# WORK TO BE COMPLETED:
Include the line containing "Recreate this image as a web" and every line after it up to the end of the material below; reproduce them exactly and drop the pictures.

Data records:
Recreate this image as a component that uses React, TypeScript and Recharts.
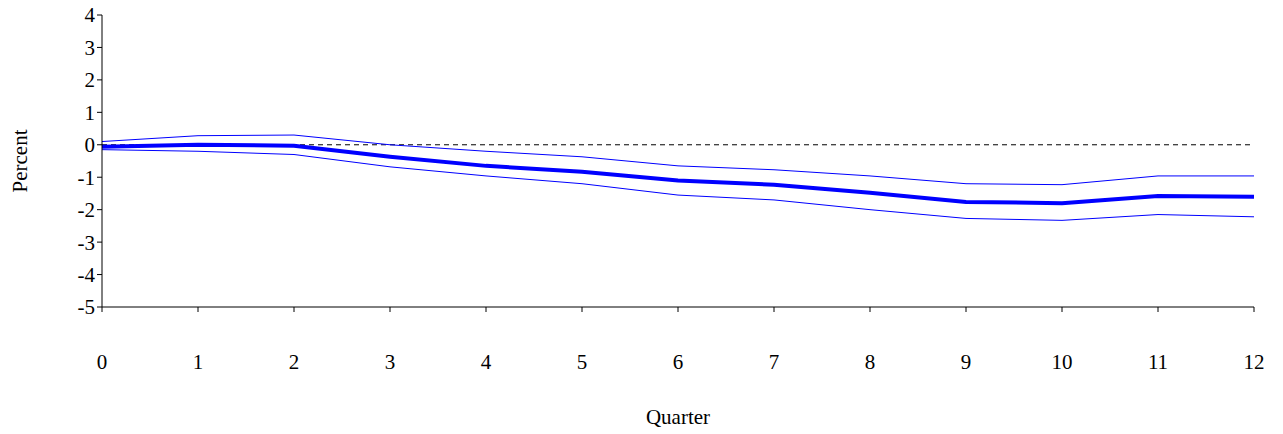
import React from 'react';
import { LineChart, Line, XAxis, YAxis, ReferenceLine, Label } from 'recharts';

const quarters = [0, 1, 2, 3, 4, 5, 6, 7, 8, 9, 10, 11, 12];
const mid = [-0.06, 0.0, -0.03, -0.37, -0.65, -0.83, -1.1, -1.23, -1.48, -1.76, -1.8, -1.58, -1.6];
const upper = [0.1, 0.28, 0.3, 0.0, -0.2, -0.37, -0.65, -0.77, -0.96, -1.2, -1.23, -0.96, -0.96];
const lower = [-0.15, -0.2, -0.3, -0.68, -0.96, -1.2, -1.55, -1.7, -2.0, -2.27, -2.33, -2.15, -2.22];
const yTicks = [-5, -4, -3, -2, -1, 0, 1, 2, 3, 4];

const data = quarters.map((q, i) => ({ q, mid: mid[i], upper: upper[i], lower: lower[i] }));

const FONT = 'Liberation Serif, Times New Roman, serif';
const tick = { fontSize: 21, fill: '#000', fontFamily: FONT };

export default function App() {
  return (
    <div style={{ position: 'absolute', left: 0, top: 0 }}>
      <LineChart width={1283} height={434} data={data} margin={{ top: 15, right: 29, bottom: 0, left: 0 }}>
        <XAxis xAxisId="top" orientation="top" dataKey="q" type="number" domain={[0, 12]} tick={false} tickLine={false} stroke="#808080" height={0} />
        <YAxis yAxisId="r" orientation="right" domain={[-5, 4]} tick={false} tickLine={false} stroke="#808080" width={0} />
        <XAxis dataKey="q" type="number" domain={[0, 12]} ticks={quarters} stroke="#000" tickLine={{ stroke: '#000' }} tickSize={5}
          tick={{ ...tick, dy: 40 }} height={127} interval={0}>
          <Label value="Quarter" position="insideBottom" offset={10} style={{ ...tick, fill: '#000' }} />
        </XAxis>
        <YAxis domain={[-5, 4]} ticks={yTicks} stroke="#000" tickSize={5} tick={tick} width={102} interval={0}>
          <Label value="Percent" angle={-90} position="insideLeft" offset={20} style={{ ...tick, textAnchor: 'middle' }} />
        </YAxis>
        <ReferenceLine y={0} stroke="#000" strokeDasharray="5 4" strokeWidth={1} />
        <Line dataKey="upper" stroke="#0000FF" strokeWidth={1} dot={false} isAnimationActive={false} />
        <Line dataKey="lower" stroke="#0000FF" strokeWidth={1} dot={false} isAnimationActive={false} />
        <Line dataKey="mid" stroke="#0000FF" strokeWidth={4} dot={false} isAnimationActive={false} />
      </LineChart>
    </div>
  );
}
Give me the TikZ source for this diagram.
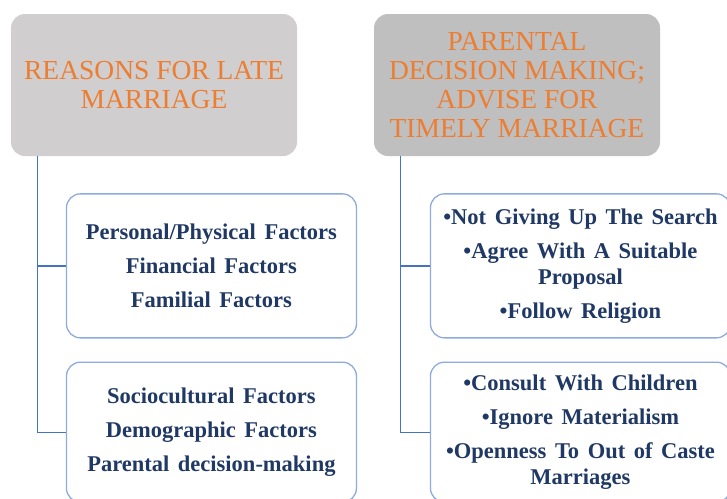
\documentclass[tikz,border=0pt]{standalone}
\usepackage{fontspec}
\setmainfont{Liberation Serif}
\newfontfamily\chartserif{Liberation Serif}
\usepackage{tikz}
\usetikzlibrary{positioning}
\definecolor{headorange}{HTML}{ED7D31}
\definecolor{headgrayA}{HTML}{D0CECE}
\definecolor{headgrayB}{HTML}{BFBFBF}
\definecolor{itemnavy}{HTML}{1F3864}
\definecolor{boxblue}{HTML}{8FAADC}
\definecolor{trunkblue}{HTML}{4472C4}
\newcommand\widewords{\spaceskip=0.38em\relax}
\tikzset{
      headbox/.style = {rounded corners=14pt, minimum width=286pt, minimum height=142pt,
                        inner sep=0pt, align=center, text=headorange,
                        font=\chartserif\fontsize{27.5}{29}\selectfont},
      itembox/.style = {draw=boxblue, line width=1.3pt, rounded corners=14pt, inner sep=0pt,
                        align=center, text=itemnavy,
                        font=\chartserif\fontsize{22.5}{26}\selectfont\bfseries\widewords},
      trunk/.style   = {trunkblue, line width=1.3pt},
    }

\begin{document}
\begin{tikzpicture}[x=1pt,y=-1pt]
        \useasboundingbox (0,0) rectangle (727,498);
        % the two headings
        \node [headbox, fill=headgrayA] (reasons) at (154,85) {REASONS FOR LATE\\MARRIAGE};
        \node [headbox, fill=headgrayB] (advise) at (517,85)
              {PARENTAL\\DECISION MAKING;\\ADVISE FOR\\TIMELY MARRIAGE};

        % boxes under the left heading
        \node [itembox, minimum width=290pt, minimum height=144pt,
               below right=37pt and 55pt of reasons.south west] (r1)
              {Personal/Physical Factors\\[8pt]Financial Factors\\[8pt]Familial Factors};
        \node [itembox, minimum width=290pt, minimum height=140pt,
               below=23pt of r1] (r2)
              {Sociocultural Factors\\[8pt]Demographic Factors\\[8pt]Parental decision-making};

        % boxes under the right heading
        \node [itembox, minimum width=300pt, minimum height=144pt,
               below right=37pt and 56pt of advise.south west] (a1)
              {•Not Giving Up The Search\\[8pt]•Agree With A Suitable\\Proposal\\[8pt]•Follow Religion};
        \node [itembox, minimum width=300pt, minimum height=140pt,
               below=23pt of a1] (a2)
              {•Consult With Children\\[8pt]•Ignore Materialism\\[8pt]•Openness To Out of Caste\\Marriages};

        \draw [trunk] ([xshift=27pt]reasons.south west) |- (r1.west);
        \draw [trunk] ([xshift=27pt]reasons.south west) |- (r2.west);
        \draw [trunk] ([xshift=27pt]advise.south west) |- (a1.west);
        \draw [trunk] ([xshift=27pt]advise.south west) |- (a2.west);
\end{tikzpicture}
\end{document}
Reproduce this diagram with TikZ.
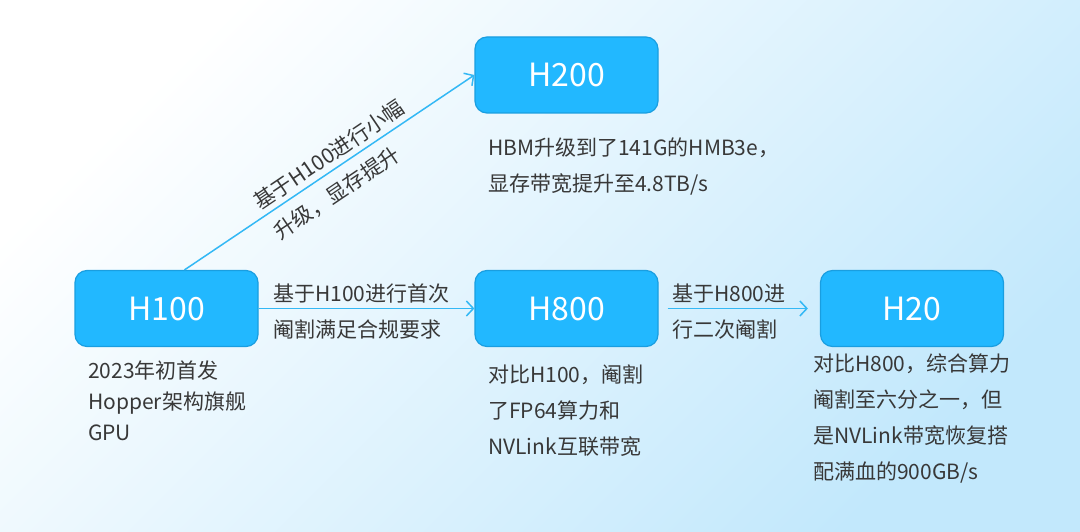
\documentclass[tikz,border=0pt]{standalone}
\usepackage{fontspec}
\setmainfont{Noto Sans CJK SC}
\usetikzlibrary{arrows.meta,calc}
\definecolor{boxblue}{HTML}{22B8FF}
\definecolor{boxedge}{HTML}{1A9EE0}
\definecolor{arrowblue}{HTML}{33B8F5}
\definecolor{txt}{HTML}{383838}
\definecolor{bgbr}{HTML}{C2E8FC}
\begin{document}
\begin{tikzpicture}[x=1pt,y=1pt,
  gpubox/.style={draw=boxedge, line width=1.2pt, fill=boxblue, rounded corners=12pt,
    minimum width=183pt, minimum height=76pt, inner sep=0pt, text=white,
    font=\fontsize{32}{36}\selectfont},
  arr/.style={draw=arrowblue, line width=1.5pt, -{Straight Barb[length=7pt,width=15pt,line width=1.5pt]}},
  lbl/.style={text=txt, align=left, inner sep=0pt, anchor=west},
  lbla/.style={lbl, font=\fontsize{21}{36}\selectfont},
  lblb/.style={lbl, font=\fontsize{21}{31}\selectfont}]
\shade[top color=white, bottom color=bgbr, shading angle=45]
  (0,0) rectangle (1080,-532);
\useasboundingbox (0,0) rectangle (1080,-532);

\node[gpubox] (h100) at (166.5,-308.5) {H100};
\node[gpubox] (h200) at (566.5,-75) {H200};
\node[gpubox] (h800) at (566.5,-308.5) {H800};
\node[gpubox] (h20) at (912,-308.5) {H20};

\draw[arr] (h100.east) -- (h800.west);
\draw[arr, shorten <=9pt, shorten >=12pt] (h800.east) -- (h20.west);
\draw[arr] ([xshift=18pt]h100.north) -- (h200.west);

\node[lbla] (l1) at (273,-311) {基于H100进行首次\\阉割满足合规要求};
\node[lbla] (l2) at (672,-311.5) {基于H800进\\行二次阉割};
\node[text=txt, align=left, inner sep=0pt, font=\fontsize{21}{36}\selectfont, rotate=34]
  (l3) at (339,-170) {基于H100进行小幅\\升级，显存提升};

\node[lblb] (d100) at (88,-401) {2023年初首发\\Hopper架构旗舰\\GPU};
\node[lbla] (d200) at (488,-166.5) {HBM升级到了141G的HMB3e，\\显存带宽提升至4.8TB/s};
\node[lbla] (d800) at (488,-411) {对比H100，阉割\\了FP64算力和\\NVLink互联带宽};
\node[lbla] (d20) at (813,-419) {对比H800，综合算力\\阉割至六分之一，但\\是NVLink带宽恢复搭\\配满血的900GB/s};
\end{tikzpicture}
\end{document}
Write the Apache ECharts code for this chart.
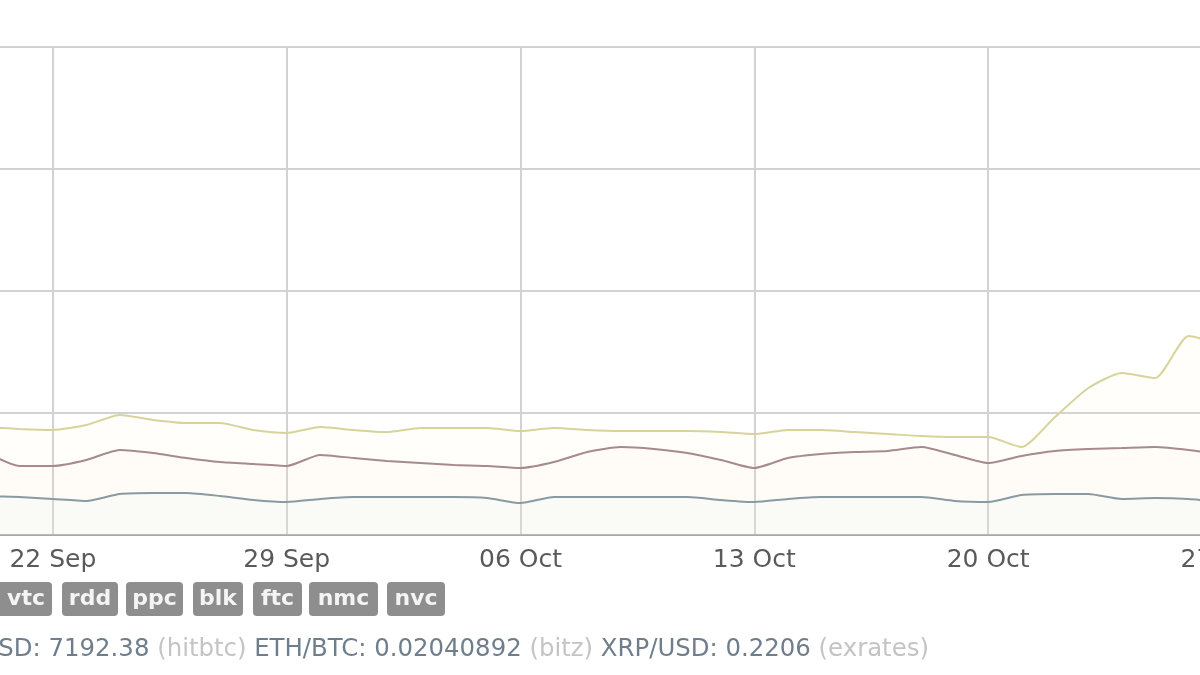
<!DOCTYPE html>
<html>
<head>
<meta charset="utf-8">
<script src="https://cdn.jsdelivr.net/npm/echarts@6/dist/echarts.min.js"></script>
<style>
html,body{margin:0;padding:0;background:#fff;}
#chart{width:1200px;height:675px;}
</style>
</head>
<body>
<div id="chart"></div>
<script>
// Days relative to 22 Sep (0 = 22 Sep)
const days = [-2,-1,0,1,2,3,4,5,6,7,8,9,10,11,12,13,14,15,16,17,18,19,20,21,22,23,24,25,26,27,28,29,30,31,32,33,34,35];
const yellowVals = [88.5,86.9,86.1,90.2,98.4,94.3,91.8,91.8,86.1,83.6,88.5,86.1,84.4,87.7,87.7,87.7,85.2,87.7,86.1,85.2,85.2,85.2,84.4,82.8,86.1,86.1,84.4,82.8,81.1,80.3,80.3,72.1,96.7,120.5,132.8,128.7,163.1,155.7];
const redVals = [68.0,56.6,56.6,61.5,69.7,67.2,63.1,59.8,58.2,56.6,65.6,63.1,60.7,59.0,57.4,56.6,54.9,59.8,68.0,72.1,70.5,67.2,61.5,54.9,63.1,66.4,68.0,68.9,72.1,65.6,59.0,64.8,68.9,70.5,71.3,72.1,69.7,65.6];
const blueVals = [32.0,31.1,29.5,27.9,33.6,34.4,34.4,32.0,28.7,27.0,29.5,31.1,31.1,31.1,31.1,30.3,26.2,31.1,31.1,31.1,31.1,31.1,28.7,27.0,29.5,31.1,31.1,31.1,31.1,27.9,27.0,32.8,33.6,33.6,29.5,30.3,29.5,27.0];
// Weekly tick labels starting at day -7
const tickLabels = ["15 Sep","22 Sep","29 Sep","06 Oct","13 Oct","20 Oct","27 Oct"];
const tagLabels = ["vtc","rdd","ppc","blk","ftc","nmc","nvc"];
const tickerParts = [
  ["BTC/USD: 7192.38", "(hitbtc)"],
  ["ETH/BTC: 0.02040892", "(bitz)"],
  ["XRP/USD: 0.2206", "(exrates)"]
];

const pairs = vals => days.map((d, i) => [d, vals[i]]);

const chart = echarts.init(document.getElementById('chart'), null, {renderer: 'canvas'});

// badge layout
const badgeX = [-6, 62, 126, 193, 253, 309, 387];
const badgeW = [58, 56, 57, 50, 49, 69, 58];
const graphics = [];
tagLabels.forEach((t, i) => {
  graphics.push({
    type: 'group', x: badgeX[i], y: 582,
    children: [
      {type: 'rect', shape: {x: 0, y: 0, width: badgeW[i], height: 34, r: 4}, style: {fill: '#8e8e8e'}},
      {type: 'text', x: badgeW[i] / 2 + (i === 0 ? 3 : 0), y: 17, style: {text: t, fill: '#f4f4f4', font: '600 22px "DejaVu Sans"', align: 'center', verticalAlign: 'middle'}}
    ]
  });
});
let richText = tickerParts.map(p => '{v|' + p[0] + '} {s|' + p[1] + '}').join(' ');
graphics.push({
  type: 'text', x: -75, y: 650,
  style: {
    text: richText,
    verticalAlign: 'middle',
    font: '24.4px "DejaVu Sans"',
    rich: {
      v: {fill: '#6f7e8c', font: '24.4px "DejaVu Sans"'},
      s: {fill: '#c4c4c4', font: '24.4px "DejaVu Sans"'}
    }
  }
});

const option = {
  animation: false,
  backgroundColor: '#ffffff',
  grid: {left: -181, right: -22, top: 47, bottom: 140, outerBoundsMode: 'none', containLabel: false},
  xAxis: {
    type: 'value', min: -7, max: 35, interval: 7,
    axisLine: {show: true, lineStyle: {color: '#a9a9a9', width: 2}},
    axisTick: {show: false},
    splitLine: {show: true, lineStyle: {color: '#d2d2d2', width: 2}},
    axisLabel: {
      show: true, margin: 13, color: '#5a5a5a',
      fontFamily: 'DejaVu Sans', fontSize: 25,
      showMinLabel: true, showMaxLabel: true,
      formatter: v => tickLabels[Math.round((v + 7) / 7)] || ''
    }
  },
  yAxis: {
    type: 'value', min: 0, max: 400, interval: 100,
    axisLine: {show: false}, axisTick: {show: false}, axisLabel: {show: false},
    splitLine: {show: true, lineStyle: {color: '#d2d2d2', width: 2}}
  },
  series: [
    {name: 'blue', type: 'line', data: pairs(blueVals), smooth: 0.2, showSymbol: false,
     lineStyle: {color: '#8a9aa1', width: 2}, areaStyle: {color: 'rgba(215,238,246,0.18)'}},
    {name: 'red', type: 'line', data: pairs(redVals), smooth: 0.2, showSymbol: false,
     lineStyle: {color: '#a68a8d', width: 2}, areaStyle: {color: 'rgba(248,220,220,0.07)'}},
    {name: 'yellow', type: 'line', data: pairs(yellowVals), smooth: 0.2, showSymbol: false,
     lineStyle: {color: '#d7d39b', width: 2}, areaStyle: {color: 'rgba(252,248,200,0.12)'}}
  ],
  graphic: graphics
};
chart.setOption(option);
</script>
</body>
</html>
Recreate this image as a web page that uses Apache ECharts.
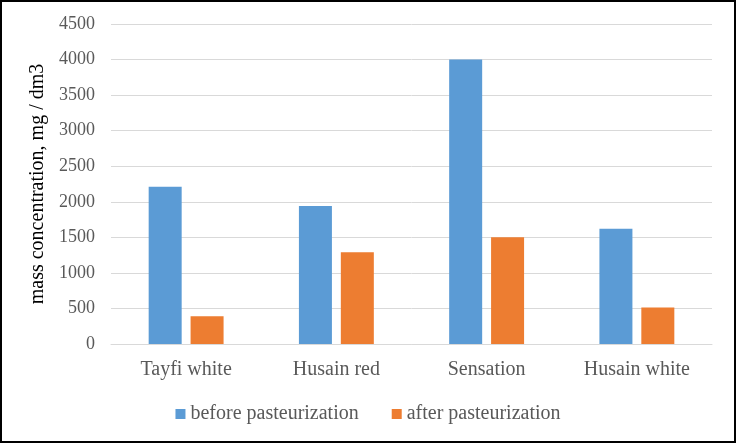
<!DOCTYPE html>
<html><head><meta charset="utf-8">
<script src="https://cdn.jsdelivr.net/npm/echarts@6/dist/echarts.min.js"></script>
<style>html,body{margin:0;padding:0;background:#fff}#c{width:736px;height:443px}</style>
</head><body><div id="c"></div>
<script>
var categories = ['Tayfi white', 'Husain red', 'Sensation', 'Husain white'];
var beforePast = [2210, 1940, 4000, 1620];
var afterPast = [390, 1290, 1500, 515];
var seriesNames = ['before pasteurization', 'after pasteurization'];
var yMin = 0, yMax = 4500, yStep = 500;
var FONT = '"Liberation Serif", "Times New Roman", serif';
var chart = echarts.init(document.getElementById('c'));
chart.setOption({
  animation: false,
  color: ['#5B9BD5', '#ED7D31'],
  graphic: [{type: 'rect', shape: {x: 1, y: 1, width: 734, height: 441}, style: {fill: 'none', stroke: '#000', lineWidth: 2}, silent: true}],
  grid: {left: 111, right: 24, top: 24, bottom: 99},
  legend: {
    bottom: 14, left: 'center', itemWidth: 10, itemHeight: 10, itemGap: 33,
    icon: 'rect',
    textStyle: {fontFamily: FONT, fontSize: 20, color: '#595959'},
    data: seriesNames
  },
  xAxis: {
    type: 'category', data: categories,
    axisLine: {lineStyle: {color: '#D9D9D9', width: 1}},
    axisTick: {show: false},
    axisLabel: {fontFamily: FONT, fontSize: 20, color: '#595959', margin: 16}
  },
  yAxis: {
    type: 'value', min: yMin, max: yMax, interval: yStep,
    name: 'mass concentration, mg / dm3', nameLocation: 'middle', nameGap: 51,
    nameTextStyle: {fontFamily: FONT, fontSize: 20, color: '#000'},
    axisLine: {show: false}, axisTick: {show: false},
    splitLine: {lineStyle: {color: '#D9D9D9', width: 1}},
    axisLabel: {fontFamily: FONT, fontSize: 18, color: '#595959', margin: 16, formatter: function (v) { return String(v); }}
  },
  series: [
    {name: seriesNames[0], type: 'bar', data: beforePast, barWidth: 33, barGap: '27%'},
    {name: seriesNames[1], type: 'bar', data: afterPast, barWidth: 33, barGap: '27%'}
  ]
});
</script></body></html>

# THE SOLUTION:
Recreate this image as a web page that uses Apache ECharts.
<!DOCTYPE html>
<html><head><meta charset="utf-8">
<script src="https://cdn.jsdelivr.net/npm/echarts@6/dist/echarts.min.js"></script>
<style>html,body{margin:0;padding:0;background:#fff}#c{width:736px;height:443px}</style>
</head><body><div id="c"></div>
<script>
var categories = ['Tayfi white', 'Husain red', 'Sensation', 'Husain white'];
var beforePast = [2210, 1940, 4000, 1620];
var afterPast = [390, 1290, 1500, 515];
var seriesNames = ['before pasteurization', 'after pasteurization'];
var yMin = 0, yMax = 4500, yStep = 500;
var FONT = '"Liberation Serif", "Times New Roman", serif';
var chart = echarts.init(document.getElementById('c'));
chart.setOption({
  animation: false,
  color: ['#5B9BD5', '#ED7D31'],
  graphic: [{type: 'rect', shape: {x: 1, y: 1, width: 734, height: 441}, style: {fill: 'none', stroke: '#000', lineWidth: 2}, silent: true}],
  grid: {left: 111, right: 24, top: 24, bottom: 99},
  legend: {
    bottom: 14, left: 'center', itemWidth: 10, itemHeight: 10, itemGap: 33,
    icon: 'rect',
    textStyle: {fontFamily: FONT, fontSize: 20, color: '#595959'},
    data: seriesNames
  },
  xAxis: {
    type: 'category', data: categories,
    axisLine: {lineStyle: {color: '#D9D9D9', width: 1}},
    axisTick: {show: false},
    axisLabel: {fontFamily: FONT, fontSize: 20, color: '#595959', margin: 16}
  },
  yAxis: {
    type: 'value', min: yMin, max: yMax, interval: yStep,
    name: 'mass concentration, mg / dm3', nameLocation: 'middle', nameGap: 51,
    nameTextStyle: {fontFamily: FONT, fontSize: 20, color: '#000'},
    axisLine: {show: false}, axisTick: {show: false},
    splitLine: {lineStyle: {color: '#D9D9D9', width: 1}},
    axisLabel: {fontFamily: FONT, fontSize: 18, color: '#595959', margin: 16, formatter: function (v) { return String(v); }}
  },
  series: [
    {name: seriesNames[0], type: 'bar', data: beforePast, barWidth: 33, barGap: '27%'},
    {name: seriesNames[1], type: 'bar', data: afterPast, barWidth: 33, barGap: '27%'}
  ]
});
</script></body></html>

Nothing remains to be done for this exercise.